▶

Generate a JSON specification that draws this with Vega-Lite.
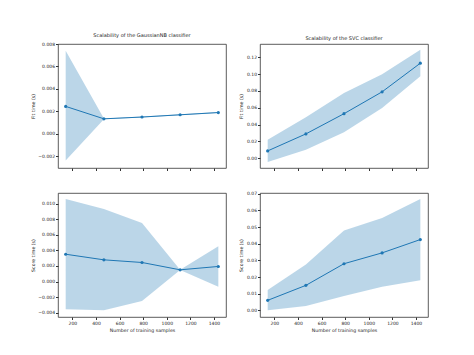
{
  "$schema": "https://vega.github.io/schema/vega-lite/v6.json",
  "background": "white",
  "padding": {"left": 29, "top": 32, "right": 5, "bottom": 5},
  "spacing": 18,
  "config": {
    "font": "DejaVu Sans",
    "view": {"stroke": "#333333", "strokeWidth": 0.8},
    "axis": {"grid": false, "domain": false, "labelFontSize": 4.5, "titleFontSize": 4.7, "titleFontWeight": "normal", "tickColor": "#333333", "tickSize": 2.5, "labelColor": "#222222", "titleColor": "#222222", "labelPadding": 1, "titlePadding": 2.5, "labelOverlap": false, "labelFlush": false},
    "title": {"fontSize": 5, "fontWeight": "normal", "offset": 3, "color": "#222222"}
  },
  "datasets": {
    "nb_fit": [
      {"n": 143, "mean": 0.00243, "lo": -0.0024, "hi": 0.0074},
      {"n": 467, "mean": 0.00132, "lo": 0.00128, "hi": 0.00136},
      {"n": 790, "mean": 0.00148, "lo": 0.00144, "hi": 0.00152},
      {"n": 1113, "mean": 0.00168, "lo": 0.00164, "hi": 0.00172},
      {"n": 1437, "mean": 0.00188, "lo": 0.00184, "hi": 0.00192}
    ],
    "svc_fit": [
      {"n": 143, "mean": 0.0088, "lo": -0.0044, "hi": 0.0222},
      {"n": 467, "mean": 0.029, "lo": 0.0103, "hi": 0.0487},
      {"n": 790, "mean": 0.053, "lo": 0.0309, "hi": 0.0776},
      {"n": 1113, "mean": 0.079, "lo": 0.0598, "hi": 0.100},
      {"n": 1437, "mean": 0.113, "lo": 0.0974, "hi": 0.129}
    ],
    "nb_score": [
      {"n": 143, "mean": 0.0035, "lo": -0.00357, "hi": 0.01058},
      {"n": 467, "mean": 0.00278, "lo": -0.0037, "hi": 0.0093},
      {"n": 790, "mean": 0.00244, "lo": -0.0025, "hi": 0.0075},
      {"n": 1113, "mean": 0.0015, "lo": 0.00148, "hi": 0.00152},
      {"n": 1437, "mean": 0.00193, "lo": -0.00067, "hi": 0.00453}
    ],
    "svc_score": [
      {"n": 143, "mean": 0.006, "lo": 0.0, "hi": 0.0122},
      {"n": 467, "mean": 0.015, "lo": 0.0026, "hi": 0.0275},
      {"n": 790, "mean": 0.028, "lo": 0.0086, "hi": 0.048},
      {"n": 1113, "mean": 0.0345, "lo": 0.0142, "hi": 0.0555},
      {"n": 1437, "mean": 0.0425, "lo": 0.018, "hi": 0.0669}
    ]
  },
  "vconcat": [
    {
      "spacing": 11,
      "hconcat": [
        {
          "data": {"name": "nb_fit"},
          "width": 168, "height": 124,
          "title": "Scalability of the GaussianNB classifier",
          "encoding": {
            "x": {"field": "n", "type": "quantitative", "scale": {"domain": [78, 1502], "nice": false}, "axis": {"values": [200, 400, 600, 800, 1000, 1200, 1400], "labels": false, "title": null, "labelOverlap": false}}
          },
          "layer": [
            {
              "mark": {"type": "area", "color": "#1f77b4", "opacity": 0.3},
              "encoding": {
                "y": {"field": "lo", "type": "quantitative", "scale": {"domain": [-0.00307, 0.008], "nice": false, "zero": false}, "axis": {"values": [-0.002, 0, 0.002, 0.004, 0.006, 0.008], "format": ".3f", "title": "Fit time (s)", "labelOverlap": false}},
                "y2": {"field": "hi"}
              }
            },
            {
              "mark": {"type": "line", "color": "#1f77b4", "strokeWidth": 1, "point": {"filled": true, "size": 10, "color": "#1f77b4"}},
              "encoding": {
                "y": {"field": "mean", "type": "quantitative", "axis": {"values": [-0.002, 0, 0.002, 0.004, 0.006, 0.008], "format": ".3f", "title": "Fit time (s)", "labelOverlap": false}}
              }
            }
          ]
        },
        {
          "data": {"name": "svc_fit"},
          "width": 168, "height": 124,
          "title": "Scalability of the SVC classifier",
          "encoding": {
            "x": {"field": "n", "type": "quantitative", "scale": {"domain": [78, 1502], "nice": false}, "axis": {"values": [200, 400, 600, 800, 1000, 1200, 1400], "labels": false, "title": null, "labelOverlap": false}}
          },
          "layer": [
            {
              "mark": {"type": "area", "color": "#1f77b4", "opacity": 0.3},
              "encoding": {
                "y": {"field": "lo", "type": "quantitative", "scale": {"domain": [-0.0115, 0.1358], "nice": false, "zero": false}, "axis": {"values": [0, 0.02, 0.04, 0.06, 0.08, 0.1, 0.12], "format": ".2f", "title": "Fit time (s)", "labelOverlap": false}},
                "y2": {"field": "hi"}
              }
            },
            {
              "mark": {"type": "line", "color": "#1f77b4", "strokeWidth": 1, "point": {"filled": true, "size": 10, "color": "#1f77b4"}},
              "encoding": {
                "y": {"field": "mean", "type": "quantitative", "axis": {"values": [0, 0.02, 0.04, 0.06, 0.08, 0.1, 0.12], "format": ".2f", "title": "Fit time (s)", "labelOverlap": false}}
              }
            }
          ]
        }
      ]
    },
    {
      "spacing": 11,
      "hconcat": [
        {
          "data": {"name": "nb_score"},
          "width": 168, "height": 124,
          "encoding": {
            "x": {"field": "n", "type": "quantitative", "scale": {"domain": [78, 1502], "nice": false}, "axis": {"values": [200, 400, 600, 800, 1000, 1200, 1400], "format": "d", "title": "Number of training samples", "labelOverlap": false}}
          },
          "layer": [
            {
              "mark": {"type": "area", "color": "#1f77b4", "opacity": 0.3},
              "encoding": {
                "y": {"field": "lo", "type": "quantitative", "scale": {"domain": [-0.00455, 0.01135], "nice": false, "zero": false}, "axis": {"values": [-0.004, -0.002, 0, 0.002, 0.004, 0.006, 0.008, 0.01], "format": ".3f", "title": "Score time (s)", "labelOverlap": false}},
                "y2": {"field": "hi"}
              }
            },
            {
              "mark": {"type": "line", "color": "#1f77b4", "strokeWidth": 1, "point": {"filled": true, "size": 10, "color": "#1f77b4"}},
              "encoding": {
                "y": {"field": "mean", "type": "quantitative", "axis": {"values": [-0.004, -0.002, 0, 0.002, 0.004, 0.006, 0.008, 0.01], "format": ".3f", "title": "Score time (s)", "labelOverlap": false}}
              }
            }
          ]
        },
        {
          "data": {"name": "svc_score"},
          "width": 168, "height": 124,
          "encoding": {
            "x": {"field": "n", "type": "quantitative", "scale": {"domain": [78, 1502], "nice": false}, "axis": {"values": [200, 400, 600, 800, 1000, 1200, 1400], "format": "d", "title": "Number of training samples", "labelOverlap": false}}
          },
          "layer": [
            {
              "mark": {"type": "area", "color": "#1f77b4", "opacity": 0.3},
              "encoding": {
                "y": {"field": "lo", "type": "quantitative", "scale": {"domain": [-0.004, 0.07046], "nice": false, "zero": false}, "axis": {"values": [0, 0.01, 0.02, 0.03, 0.04, 0.05, 0.06, 0.07], "format": ".2f", "title": "Score time (s)", "labelOverlap": false}},
                "y2": {"field": "hi"}
              }
            },
            {
              "mark": {"type": "line", "color": "#1f77b4", "strokeWidth": 1, "point": {"filled": true, "size": 10, "color": "#1f77b4"}},
              "encoding": {
                "y": {"field": "mean", "type": "quantitative", "axis": {"values": [0, 0.01, 0.02, 0.03, 0.04, 0.05, 0.06, 0.07], "format": ".2f", "title": "Score time (s)", "labelOverlap": false}}
              }
            }
          ]
        }
      ]
    }
  ]
}
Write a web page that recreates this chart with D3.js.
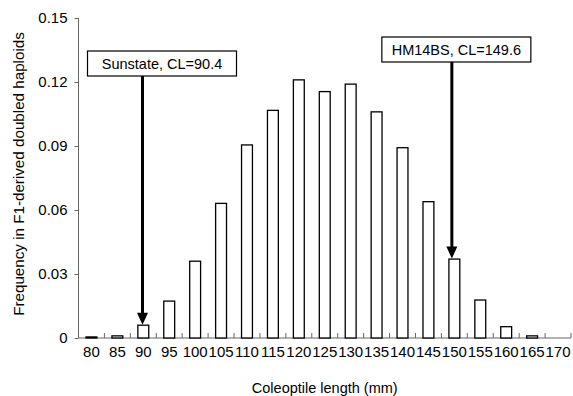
<!DOCTYPE html>
<html>
<head>
<meta charset="utf-8">
<script src="https://cdn.jsdelivr.net/npm/d3@7/dist/d3.min.js"></script>
<style>
  html, body { margin: 0; padding: 0; background: #fff; }
  svg { display: block; font-family: "Liberation Sans", Arial, sans-serif; }
</style>
</head>
<body>
<svg id="chart" width="573" height="396"></svg>
<script>
// ---- data ----
const categories = ["80","85","90","95","100","105","110","115","120","125","130","135","140","145","150","155","160","165","170"];
const frequencies = [0.0005,0.001,0.006,0.0173,0.036,0.0631,0.0905,0.1067,0.121,0.1155,0.119,0.106,0.0892,0.0639,0.037,0.0178,0.0053,0.001,0];
const yTicks = [0, 0.03, 0.06, 0.09, 0.12, 0.15];
const yTickLabels = ["0", "0.03", "0.06", "0.09", "0.12", "0.15"];
const annotationLabels = ["Sunstate, CL=90.4", "HM14BS, CL=149.6"];
const annotationBins = ["90", "150"];
const xTitle = "Coleoptile length (mm)";
const yTitle = "Frequency in F1-derived doubled haploids";

// ---- layout ----
const svg = d3.select("#chart");
const pLeft = 78.5, pRight = 571, pTop = 18, pBottom = 338;
const padIn = 0.58;
const x = d3.scaleBand().domain(categories).range([pLeft, pRight])
  .paddingInner(padIn).paddingOuter(padIn / 2);
const y = d3.scaleLinear().domain([0, 0.15]).range([pBottom, pTop]);
const axisColor = "#666";
const fontFam = "'Liberation Sans', Arial, sans-serif";

// y axis
const yAxis = svg.append("g").attr("transform", `translate(${pLeft},0)`)
  .call(d3.axisLeft(y).tickValues(yTicks).tickFormat((d, i) => yTickLabels[i]).tickSize(4).tickPadding(7));
yAxis.select(".domain").attr("stroke", axisColor).attr("d", `M0,${pBottom}V${pTop}`);
yAxis.selectAll(".tick line").attr("stroke", axisColor);
yAxis.selectAll(".tick text").attr("font-size", 15).attr("fill", "#000").attr("font-family", fontFam);

// x axis: labels at band centres, ticks at band boundaries pointing up
const xAxis = svg.append("g").attr("transform", `translate(0,${pBottom})`)
  .call(d3.axisBottom(x).tickSize(0).tickPadding(8.5));
xAxis.select(".domain").attr("stroke", axisColor).attr("d", `M${pLeft},0H${pRight}`);
xAxis.selectAll(".tick text").attr("font-size", 15).attr("fill", "#000").attr("font-family", fontFam);
const boundaries = categories.map(c => x(c) - x.step() * padIn / 2).concat([pRight]);
svg.append("g").selectAll("line").data(boundaries.slice(1)).join("line")
  .attr("x1", d => d).attr("x2", d => d)
  .attr("y1", pBottom).attr("y2", pBottom - 5)
  .attr("stroke", axisColor).attr("stroke-width", 1);

// bars
svg.append("g").selectAll("rect").data(categories.map((c, i) => ({c, v: frequencies[i]})).filter(d => d.v > 0))
  .join("rect")
  .attr("x", d => x(d.c))
  .attr("width", x.bandwidth())
  .attr("y", d => y(d.v))
  .attr("height", d => pBottom - y(d.v))
  .attr("fill", "#fff")
  .attr("stroke", "#000")
  .attr("stroke-width", 1.3);

// annotations
const boxW = 149, boxH = 25;
const boxLeftOffset = [-55, -70];   // box left relative to arrow x
const boxTop = [51, 37];
const arrowNudge = [-0.8, -2.5];
annotationLabels.forEach((label, i) => {
  const bin = annotationBins[i];
  const ax = x(bin) + x.bandwidth() / 2 + arrowNudge[i];
  const bx = ax + boxLeftOffset[i];
  const g = svg.append("g");
  g.append("rect").attr("x", bx).attr("y", boxTop[i]).attr("width", boxW).attr("height", boxH)
    .attr("fill", "#fff").attr("stroke", "#000").attr("stroke-width", 1.2);
  g.append("text").attr("x", bx + boxW / 2).attr("y", boxTop[i] + boxH / 2 + 5)
    .attr("text-anchor", "middle").attr("font-size", 14.5).text(label);
  const tipY = y(frequencies[categories.indexOf(bin)]) - 0.5;
  const headH = 12, headW = 11;
  g.append("line").attr("x1", ax).attr("x2", ax)
    .attr("y1", boxTop[i] + boxH).attr("y2", tipY - headH + 1)
    .attr("stroke", "#000").attr("stroke-width", 3);
  g.append("path")
    .attr("d", `M${ax - headW / 2},${tipY - headH}L${ax + headW / 2},${tipY - headH}L${ax},${tipY}Z`)
    .attr("fill", "#000");
});

// titles
svg.append("text").attr("x", (pLeft + pRight) / 2).attr("y", 393)
  .attr("text-anchor", "middle").attr("font-size", 14.5).text(xTitle);
svg.append("text").attr("transform", `translate(24,174) rotate(-90)`)
  .attr("text-anchor", "middle").attr("font-size", 15.2).text(yTitle);
</script>
</body>
</html>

◀

### Problem statement
Please quote only the span of lines whose first line contains "Write a web" and whose last line contains "in F1-derived doubled", leaving every picture out.

### Reply
Write a web page that recreates this chart with D3.js.
<!DOCTYPE html>
<html>
<head>
<meta charset="utf-8">
<script src="https://cdn.jsdelivr.net/npm/d3@7/dist/d3.min.js"></script>
<style>
  html, body { margin: 0; padding: 0; background: #fff; }
  svg { display: block; font-family: "Liberation Sans", Arial, sans-serif; }
</style>
</head>
<body>
<svg id="chart" width="573" height="396"></svg>
<script>
// ---- data ----
const categories = ["80","85","90","95","100","105","110","115","120","125","130","135","140","145","150","155","160","165","170"];
const frequencies = [0.0005,0.001,0.006,0.0173,0.036,0.0631,0.0905,0.1067,0.121,0.1155,0.119,0.106,0.0892,0.0639,0.037,0.0178,0.0053,0.001,0];
const yTicks = [0, 0.03, 0.06, 0.09, 0.12, 0.15];
const yTickLabels = ["0", "0.03", "0.06", "0.09", "0.12", "0.15"];
const annotationLabels = ["Sunstate, CL=90.4", "HM14BS, CL=149.6"];
const annotationBins = ["90", "150"];
const xTitle = "Coleoptile length (mm)";
const yTitle = "Frequency in F1-derived doubled haploids";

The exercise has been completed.